> Raw data
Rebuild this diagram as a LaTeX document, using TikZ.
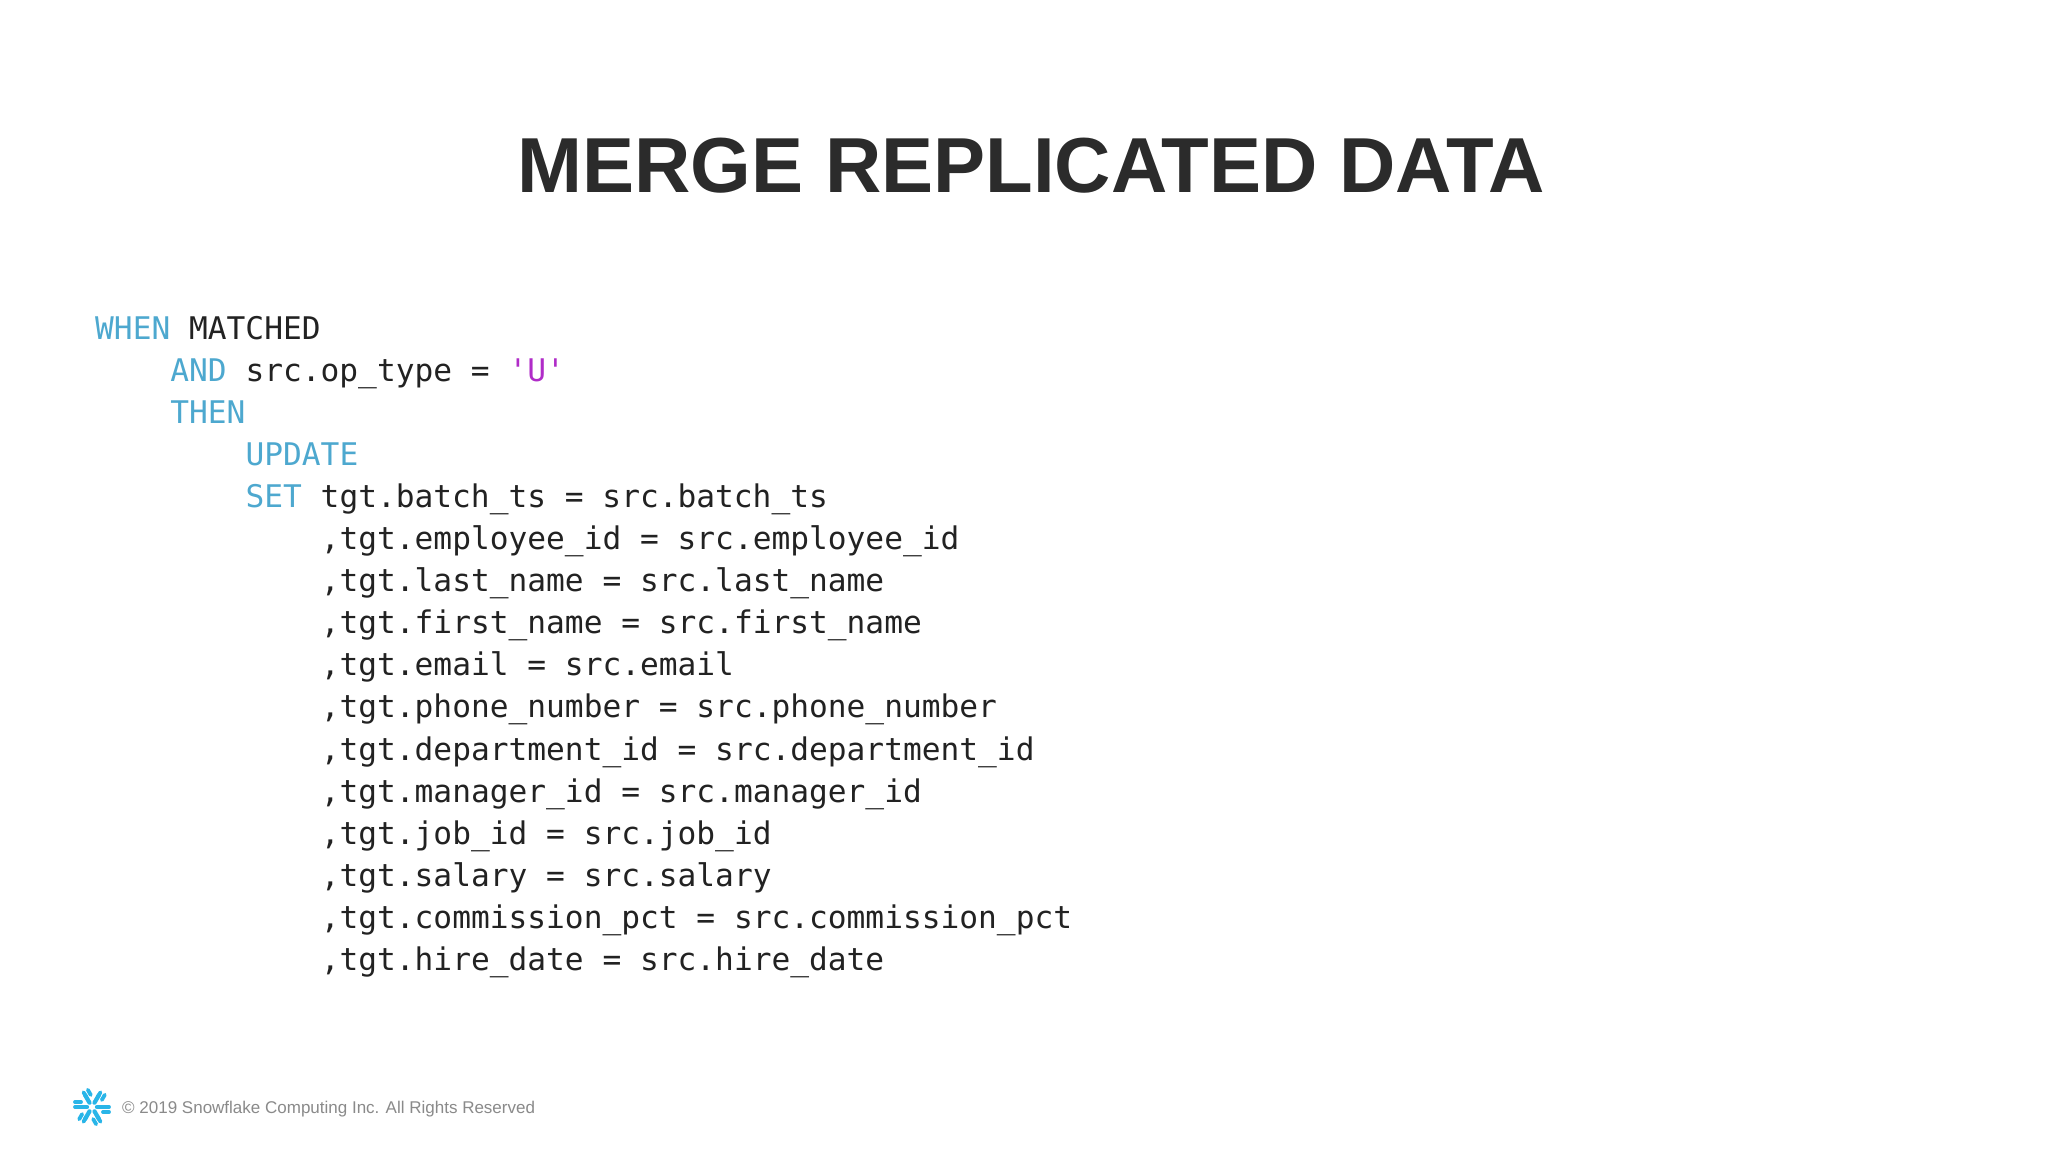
\documentclass[tikz,border=0pt]{standalone}
\usepackage{fontspec}
\setmainfont{Liberation Sans}
\newfontfamily\codefont{DejaVu Sans Mono}
\definecolor{kw}{HTML}{4DA8CF}
\definecolor{str}{HTML}{B02CC8}
\definecolor{txt}{HTML}{222222}
\definecolor{ttl}{HTML}{2B2B2B}
\definecolor{foot}{HTML}{8A8A8A}
\definecolor{snow}{HTML}{29B5E8}
\begin{document}
\begin{tikzpicture}[x=1pt,y=-1pt,
  code/.style={anchor=base west,inner sep=0pt,font=\codefont\fontsize{31.2}{36}\selectfont,text=txt}]
\useasboundingbox[fill=white] (0,0) rectangle (2048,1152);
\node[anchor=base,inner sep=0pt,font=\bfseries\fontsize{78}{86}\selectfont,text=ttl] (title) at (1031,192) {MERGE REPLICATED DATA};
\newcommand{\kwd}[1]{\textcolor{kw}{#1}}
\def\cx{95}
\def\cw{18.8}
\def\cy{339}
\def\dy{42.1}
\node[code] (l1) at (\cx,\cy) {\kwd{WHEN} MATCHED};
\node[code] (l2) at (\cx+4*\cw,\cy+\dy) {\kwd{AND} src.op\_type = \textcolor{str}{'U'}};
\node[code] (l3) at (\cx+4*\cw,\cy+2*\dy) {\kwd{THEN}};
\node[code] (l4) at (\cx+8*\cw,\cy+3*\dy) {\kwd{UPDATE}};
\node[code] (l5) at (\cx+8*\cw,\cy+4*\dy) {\kwd{SET} tgt.batch\_ts = src.batch\_ts};
\foreach \t [count=\i] in {employee\_id,last\_name,first\_name,email,phone\_number,department\_id,manager\_id,job\_id,salary,commission\_pct,hire\_date}
  \node[code] (f\i) at (\cx+12*\cw,\cy+4*\dy+\dy*\i) {,tgt.\t{} = src.\t};
\node[anchor=base west,inner sep=0pt,font=\fontsize{17}{20}\selectfont,text=foot] (foot) at (122,1113) {© 2019 Snowflake Computing Inc. All Rights Reserved};
\coordinate (logo) at (92,1107);
\foreach \a in {0,60,...,300}{
  \draw[snow,line width=4.2pt,line cap=round] (logo) ++(\a:5) -- ++(\a:9);
  \draw[snow,line width=3.8pt,line cap=round,line join=round] (logo) ++(\a:17)++(\a+90:5) -- ++(\a+180:6)++(\a+90:-5) -- ++(\a:6)++(\a-90:5);
}
\end{tikzpicture}
\end{document}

> Task details
Omit the pictures and reproduce the listing exactly.

> Solution for this task
Rebuild this diagram as a LaTeX document, using TikZ.
\documentclass[tikz,border=0pt]{standalone}
\usepackage{fontspec}
\setmainfont{Liberation Sans}
\newfontfamily\codefont{DejaVu Sans Mono}
\definecolor{kw}{HTML}{4DA8CF}
\definecolor{str}{HTML}{B02CC8}
\definecolor{txt}{HTML}{222222}
\definecolor{ttl}{HTML}{2B2B2B}
\definecolor{foot}{HTML}{8A8A8A}
\definecolor{snow}{HTML}{29B5E8}
\begin{document}
\begin{tikzpicture}[x=1pt,y=-1pt,
  code/.style={anchor=base west,inner sep=0pt,font=\codefont\fontsize{31.2}{36}\selectfont,text=txt}]
\useasboundingbox[fill=white] (0,0) rectangle (2048,1152);
\node[anchor=base,inner sep=0pt,font=\bfseries\fontsize{78}{86}\selectfont,text=ttl] (title) at (1031,192) {MERGE REPLICATED DATA};
\newcommand{\kwd}[1]{\textcolor{kw}{#1}}
\def\cx{95}
\def\cw{18.8}
\def\cy{339}
\def\dy{42.1}
\node[code] (l1) at (\cx,\cy) {\kwd{WHEN} MATCHED};
\node[code] (l2) at (\cx+4*\cw,\cy+\dy) {\kwd{AND} src.op\_type = \textcolor{str}{'U'}};
\node[code] (l3) at (\cx+4*\cw,\cy+2*\dy) {\kwd{THEN}};
\node[code] (l4) at (\cx+8*\cw,\cy+3*\dy) {\kwd{UPDATE}};
\node[code] (l5) at (\cx+8*\cw,\cy+4*\dy) {\kwd{SET} tgt.batch\_ts = src.batch\_ts};
\foreach \t [count=\i] in {employee\_id,last\_name,first\_name,email,phone\_number,department\_id,manager\_id,job\_id,salary,commission\_pct,hire\_date}
  \node[code] (f\i) at (\cx+12*\cw,\cy+4*\dy+\dy*\i) {,tgt.\t{} = src.\t};
\node[anchor=base west,inner sep=0pt,font=\fontsize{17}{20}\selectfont,text=foot] (foot) at (122,1113) {© 2019 Snowflake Computing Inc. All Rights Reserved};
\coordinate (logo) at (92,1107);
\foreach \a in {0,60,...,300}{
  \draw[snow,line width=4.2pt,line cap=round] (logo) ++(\a:5) -- ++(\a:9);
  \draw[snow,line width=3.8pt,line cap=round,line join=round] (logo) ++(\a:17)++(\a+90:5) -- ++(\a+180:6)++(\a+90:-5) -- ++(\a:6)++(\a-90:5);
}
\end{tikzpicture}
\end{document}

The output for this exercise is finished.